The most persistent objection to agricultural biotechnology, and the most common, is that, by cutting DNA from one species and splicing it into another, we have crossed an invisible line and created forms of life unlike anything found in “nature.” That fear is unquestionably sincere. Yet, as a walk through any supermarket would demonstrate, nearly every food we eat has been modified, if not by genetic engineering then by more traditional cross-breeding, or by nature itself. Corn in its present form wouldn’t exist if humans hadn’t cultivated the crop.

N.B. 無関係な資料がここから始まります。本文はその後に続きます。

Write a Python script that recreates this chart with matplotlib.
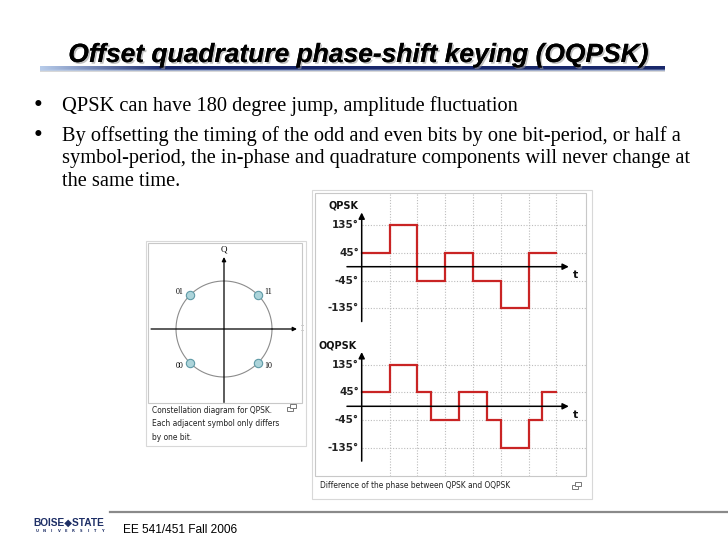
import numpy as np
import matplotlib
matplotlib.use("Agg")
import matplotlib.pyplot as plt
import matplotlib.patheffects as pe
from matplotlib.patches import Rectangle

W, H = 728, 546

# slide text
title = "Offset quadrature phase-shift keying (OQPSK)"
bullets = [
    ["QPSK can have 180 degree jump, amplitude fluctuation"],
    ["By offsetting the timing of the odd and even bits by one bit-period, or half a",
     "symbol-period, the in-phase and quadrature components will never change at",
     "the same time."],
]
footer = "EE 541/451 Fall 2006"

# constellation data
const_angles = [45, 135, 225, 315]
const_labels = ["11", "01", "00", "10"]
const_caption = ["Constellation diagram for QPSK.",
                 "Each adjacent symbol only differs",
                 "by one bit."]

# phase vs time (step edges in symbol periods, phase in degrees)
qpsk_t = [0, 1, 2, 3, 4, 5, 6, 7]
qpsk_phase = [45, 135, -45, 45, -45, -135, 45]
oqpsk_t = [0, 1, 2, 2.5, 3.5, 4.5, 5, 6, 6.5, 7]
oqpsk_phase = [45, 135, 45, -45, 45, -45, -135, -45, 45]
phase_ticks = [135, 45, -45, -135]
phase_caption = "Difference of the phase between QPSK and OQPSK"


def fx(x):
    return x / W


def fy(y):
    return 1 - y / H


def px_axes(x0, y0, x1, y1):
    a = fig.add_axes([fx(x0), fy(y1), (x1 - x0) / W, (y1 - y0) / H])
    a.set_axis_off()
    return a


def frame(x0, y0, x1, y1, color):
    fig.patches.append(Rectangle((fx(x0), fy(y1)), (x1 - x0) / W, (y1 - y0) / H,
                                 transform=fig.transFigure, fill=False,
                                 edgecolor=color, lw=0.8))


def icon(x, y):
    for dx, dy in [(0, 3), (3, 0)]:
        fig.patches.append(Rectangle((fx(x + dx), fy(y + dy + 4)), 6 / W, 4 / H,
                                     transform=fig.transFigure, facecolor="white",
                                     edgecolor="#777777", lw=0.7))


fig = plt.figure(figsize=(W / 100, H / 100), dpi=100)
fig.patch.set_facecolor("white")

# title + gradient rule
fig.text(fx(358), fy(62), title, ha="center", va="baseline",
         family="Liberation Sans", weight="bold", style="italic", size=19,
         color="black",
         path_effects=[pe.withSimplePatchShadow(offset=(1.2, -1.2),
                                                shadow_rgbFace="#999999", alpha=0.6),
                       pe.Normal()])
rule = px_axes(40, 66, 665, 72)
n = 400
c_light = np.array([0.72, 0.80, 0.92])
c_dark = np.array([0.10, 0.16, 0.42])
mix = np.clip(np.linspace(0, 1, n) / 0.2, 0, 1)[:, None]
dark_row = c_light * (1 - mix) + c_dark * mix
light_row = c_light * (1 - mix) + np.array([0.55, 0.62, 0.78]) * mix
grad = np.stack([dark_row, dark_row, dark_row, light_row, light_row * 0 + 0.85])
rule.imshow(grad, aspect="auto", interpolation="bilinear")

# bullets
line_y = 110.7
for group in bullets:
    fig.text(fx(38), fy(line_y + 1.5), "\u2022", ha="center", va="baseline",
             family="Liberation Serif", size=18, color="black")
    for line in group:
        fig.text(fx(62), fy(line_y), line, ha="left", va="baseline",
                 family="Liberation Serif", size=14.7, color="black")
        line_y += 22.3
    line_y += 8

# constellation panel
frame(146, 241, 306, 446, "#d8d8d8")
frame(148, 243, 302, 403, "#c8c8c8")
R, cx, cy = 48, 224, 329
axc = px_axes(148, 243, 302, 403)
axc.set_xlim((148 - cx) / R, (302 - cx) / R)
axc.set_ylim((cy - 403) / R, (cy - 243) / R)
ang = np.linspace(0, 2 * np.pi, 200)
axc.plot(np.cos(ang), np.sin(ang), color="#8c8c8c", lw=0.8)
arrow = dict(arrowstyle="-|>", color="black", lw=0.9, mutation_scale=6,
             shrinkA=0, shrinkB=0)
axc.annotate("", xy=(1.52, 0), xytext=(-1.52, 0), arrowprops=arrow)
axc.annotate("", xy=(0, 1.5), xytext=(0, -1.53), arrowprops=arrow)
axc.text(1.6, 0, "I", ha="left", va="center", family="Liberation Serif",
         size=6.5, clip_on=False)
axc.text(0, 1.66, "Q", ha="center", va="center", family="Liberation Serif", size=6.5)
for a, lab in zip(const_angles, const_labels):
    px_, py_ = np.cos(np.radians(a)), np.sin(np.radians(a))
    axc.plot(px_, py_, "o", ms=6, mfc="#acd4da", mec="#5f9aa6", mew=0.8)
    axc.text(px_ + np.sign(px_) * 0.13, py_ + np.sign(py_) * 0.07, lab,
             ha="left" if px_ > 0 else "right", va="center",
             family="Liberation Serif", size=5.8)
for i, line in enumerate(const_caption):
    fig.text(fx(152), fy(413 + i * 13.5), line, ha="left", va="baseline",
             family="DejaVu Sans", size=5.45, color="#222222")
icon(287, 404)

# phase panels
frame(312, 190, 592, 499, "#d8d8d8")
frame(315, 193, 586, 476, "#c8c8c8")
T_PX, X0, DEG_PX = 27.8, 361.7, 0.308
panels = [
    (193, 334, 266.7, "QPSK", qpsk_t, qpsk_phase),
    (334, 476, 406.3, "OQPSK", oqpsk_t, oqpsk_phase),
]
for top, bot, zero, name, tt, ph in panels:
    ax = px_axes(315, top, 586, bot)
    ax.set_xlim((315 - X0) / T_PX, (586 - X0) / T_PX)
    ax.set_ylim((zero - bot) / DEG_PX, (zero - top) / DEG_PX)
    ylo, yhi = ax.get_ylim()
    for k in range(1, 8):
        ax.plot([k, k], [ylo, yhi], color="#bcbcbc", lw=0.8, ls=(0, (1, 1.5)))
    for d in phase_ticks:
        ax.plot([0, ax.get_xlim()[1]], [d, d], color="#bcbcbc", lw=0.8,
                ls=(0, (1, 1.5)))
        ax.text(-0.1, d, "%d\u00b0" % d, ha="right", va="center",
                family="DejaVu Sans", weight="bold", size=7.5, color="#222222")
    ax.step(tt, ph + [ph[-1]], where="post", color="#c92424", lw=1.6,
            solid_joinstyle="miter")
    arr = dict(arrowstyle="-|>", color="black", lw=1.1, mutation_scale=9,
               shrinkA=0, shrinkB=0)
    ax.annotate("", xy=(7.45, 0), xytext=(-0.53, 0), arrowprops=arr)
    ax.annotate("", xy=(0, 176), xytext=(0, -178), arrowprops=arr)
    ax.text(-1.55 if name == "OQPSK" else -1.2, 198, name, ha="left", va="center",
            family="DejaVu Sans", weight="bold", size=7, color="#111111")
    ax.text(7.6, -28, "t", ha="left", va="center", family="DejaVu Sans",
            weight="bold", size=8, color="#111111")
fig.text(fx(320), fy(488), phase_caption, ha="left", va="baseline",
         family="DejaVu Sans", size=5.45, color="#222222")
icon(572, 482)

# footer
fig.add_artist(plt.Line2D([fx(110), fx(728)], [fy(511.5), fy(511.5)],
                          color="#8a8a8a", lw=1.6, transform=fig.transFigure))
fig.text(fx(123), fy(533), footer, ha="left", va="baseline",
         family="Liberation Sans", size=8.6, color="black")
fig.text(fx(69), fy(526), "BOISE\u25c6STATE", ha="center", va="baseline",
         family=["Liberation Sans", "DejaVu Sans"], weight="bold", size=7.3,
         color="#1e2f66")
for i, ch in enumerate("UNIVERSITY"):
    fig.text(fx(37 + i * 7.3), fy(532), ch, ha="center", va="baseline",
             family="DejaVu Sans", weight="bold", size=2.6, color="#1e2f66")

fig.savefig("out.png", dpi=100, facecolor="white")
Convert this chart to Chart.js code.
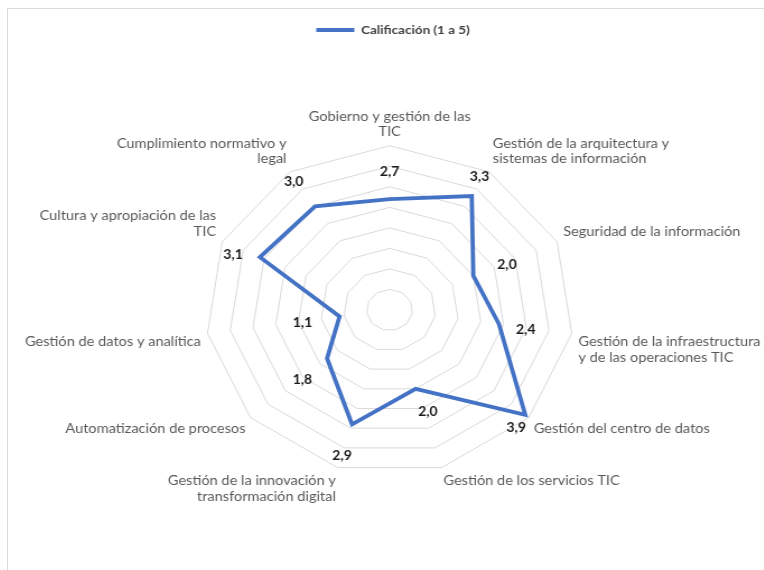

The plant doesn’t grow in the wild and would not survive if we suddenly stopped eating it.

When it comes to medicine, most Americans couldn’t care less about nature’s boundaries. Surgeons routinely suture pig valves into the hearts of humans; the operation has kept tens of thousands of people alive. Synthetic insulin, the first genetically modified product, is consumed each day by millions of diabetics. To make the drug, scientists insert human proteins into a common bacteria, which is then grown in giant industrial vats. Protesters don’t march to oppose those advances. In fact, consumers demand them, and it doesn’t seem to matter where the replacement parts come from.


もちろん、支持・反対の単純な図式で捉えているわけではありません。まずは大事な事は結論を出す前にいろいろと問題を検討してみることでしょう。今回の記事からいろいろ学べることがあります。